Zaklin Nastic, menschenrechtspolitische Sprecherin der Linksfraktion
Wenn Nastic kritisiert, dass niemand der Verantwortlichen angeklagt wurde, hat sie recht. Allerdings fällt auf, dass sie mit keinem Wort auf das menschenrechtsfeindliche Saddam-Regime eingeht, das unbestreitbar ebenfalls für großen Terror in der Bevölkerung sorgte.
Auch da gibt es noch Verantwortliche, gegen die ermittelt werden könnte. Darauf zu verweisen, würde ihrer Erklärung mehr Gewicht verleihen. Denn Nastic hat recht, wenn sie mit ihrer Erklärung darauf verweist, dass für Kriegsverbrechen, die vom globalen Westen verübt wurde, keine Anklagen gibt.
Beispiel Jugoslawien – einseitige Ermittlungen nur gegen eine Seite
Das war natürlich nicht nur im Fall des Irak so. Das kann man exemplarisch auch am Fall von Jugoslawien durchdeklinieren. Milosevic und einige seiner engsten Verantwortlichen seines nationalistischen Regimes mussten sich vor dem Internationalen Gerichtshof verantworten.
Für die Opfer der Nato gab es keine juristische Aufarbeitung. Dabei wäre aber nicht nur die USA in der Kritik. Auch deutsche Politiker und Militärs wären da zu nennen. Ein Beispiel nur: die Angehörigen der Menschen, die bei einem Nato-Angriff auf die Brücke von Vavarin getötet wurden, bekamen keine juristische Gerechtigkeit. Auch ihre Klagen auf Entschädigung wurden abgewiesen.

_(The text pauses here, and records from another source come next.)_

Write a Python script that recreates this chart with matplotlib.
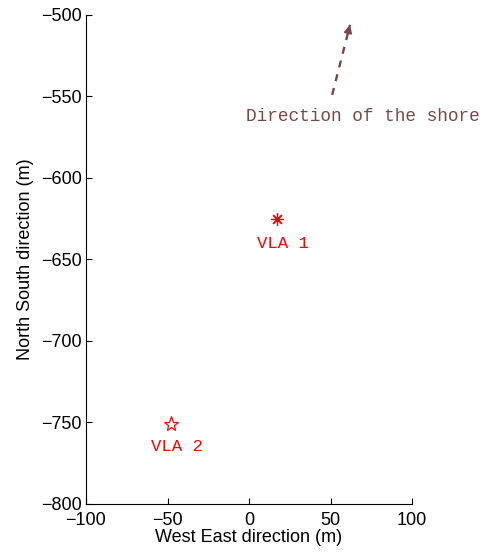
import numpy as np
import matplotlib.pyplot as plt

# positions of the two vertical line arrays (m)
vla_names = ['VLA 1', 'VLA 2']
vla_x = [17, -48]
vla_y = [-625, -751]

# shore direction arrow (start -> tip)
arrow_x = [51, 62]
arrow_y = [-549, -506]

xticks = [-100, -50, 0, 50, 100]
yticks = [-800, -750, -700, -650, -600, -550, -500]

plt.rcParams['font.family'] = ['Liberation Sans', 'DejaVu Sans']

fig = plt.figure(figsize=(4.85, 5.52), dpi=100)
ax = fig.add_axes([86/485, 1 - 504/552, (412-86)/485, (504-15)/552])

red = '#ff0000'
brown = '#7a4646'

ax.plot(vla_x[0], vla_y[0], linestyle='none', marker=(8, 2, 0), markersize=9,
        color=red, markeredgewidth=0.9)
ax.plot(vla_x[1], vla_y[1], linestyle='none', marker='*', markersize=11,
        markerfacecolor='none', markeredgecolor=red, markeredgewidth=0.9)

ax.text(vla_x[0] + 4, vla_y[0] - 15, vla_names[0], color=red,
        family='Liberation Mono', fontsize=12.5, ha='center', va='center')
ax.text(vla_x[1] + 4, vla_y[1] - 14, vla_names[1], color=red,
        family='Liberation Mono', fontsize=12.5, ha='center', va='center')

# dashed shaft + solid head
ax.plot(arrow_x, arrow_y, linestyle='--', color=brown, linewidth=1.7, dashes=(3, 3))
dx = arrow_x[1] - arrow_x[0]
dy = arrow_y[1] - arrow_y[0]
ax.annotate('', xy=(arrow_x[1], arrow_y[1]),
            xytext=(arrow_x[1] - dx * 0.12, arrow_y[1] - dy * 0.12),
            arrowprops=dict(arrowstyle='-|>', color=brown, lw=1.2,
                            mutation_scale=12, shrinkA=0, shrinkB=0))
ax.text(70, -562, 'Direction of the shore', color=brown,
        family='Liberation Mono', fontsize=12.8, ha='center', va='center')

ax.set_xlim(-100, 100)
ax.set_ylim(-800, -500)
ax.set_xticks(xticks)
ax.set_yticks(yticks)
ax.tick_params(direction='in', labelsize=13, length=4)
ax.tick_params(axis='x', pad=6)
ax.tick_params(axis='y', pad=3)
ax.spines['top'].set_visible(False)
ax.spines['right'].set_visible(False)
ax.set_xlabel('West East direction (m)', fontsize=13, labelpad=0)
ax.set_ylabel('North South direction (m)', fontsize=13, labelpad=5)

fig.savefig('out.png', dpi=100)
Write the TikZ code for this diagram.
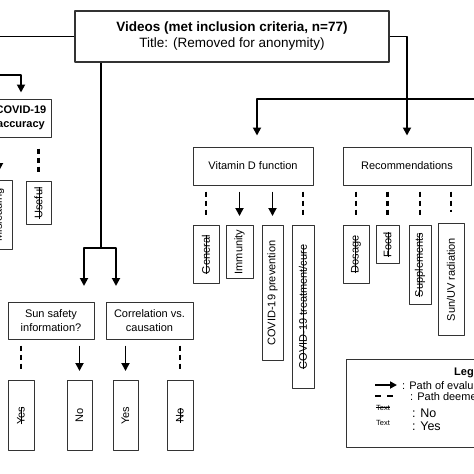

An dem Angriff war auch die Bundeswehr beteiligt. Das war in Afghanistan nicht anders. Die über 100 Toten des Bombenangriffs im afghanischen Kunduz hatten vor den unterschiedlichsten Gerichtsinstanzen keinen Erfolg. Nicht Justiz und Politiker, sondern Künstler wie Christoph Reuter und Marcel Mettelsiefen gaben den Opfern von Kunduz einen Namen und ein Gesicht.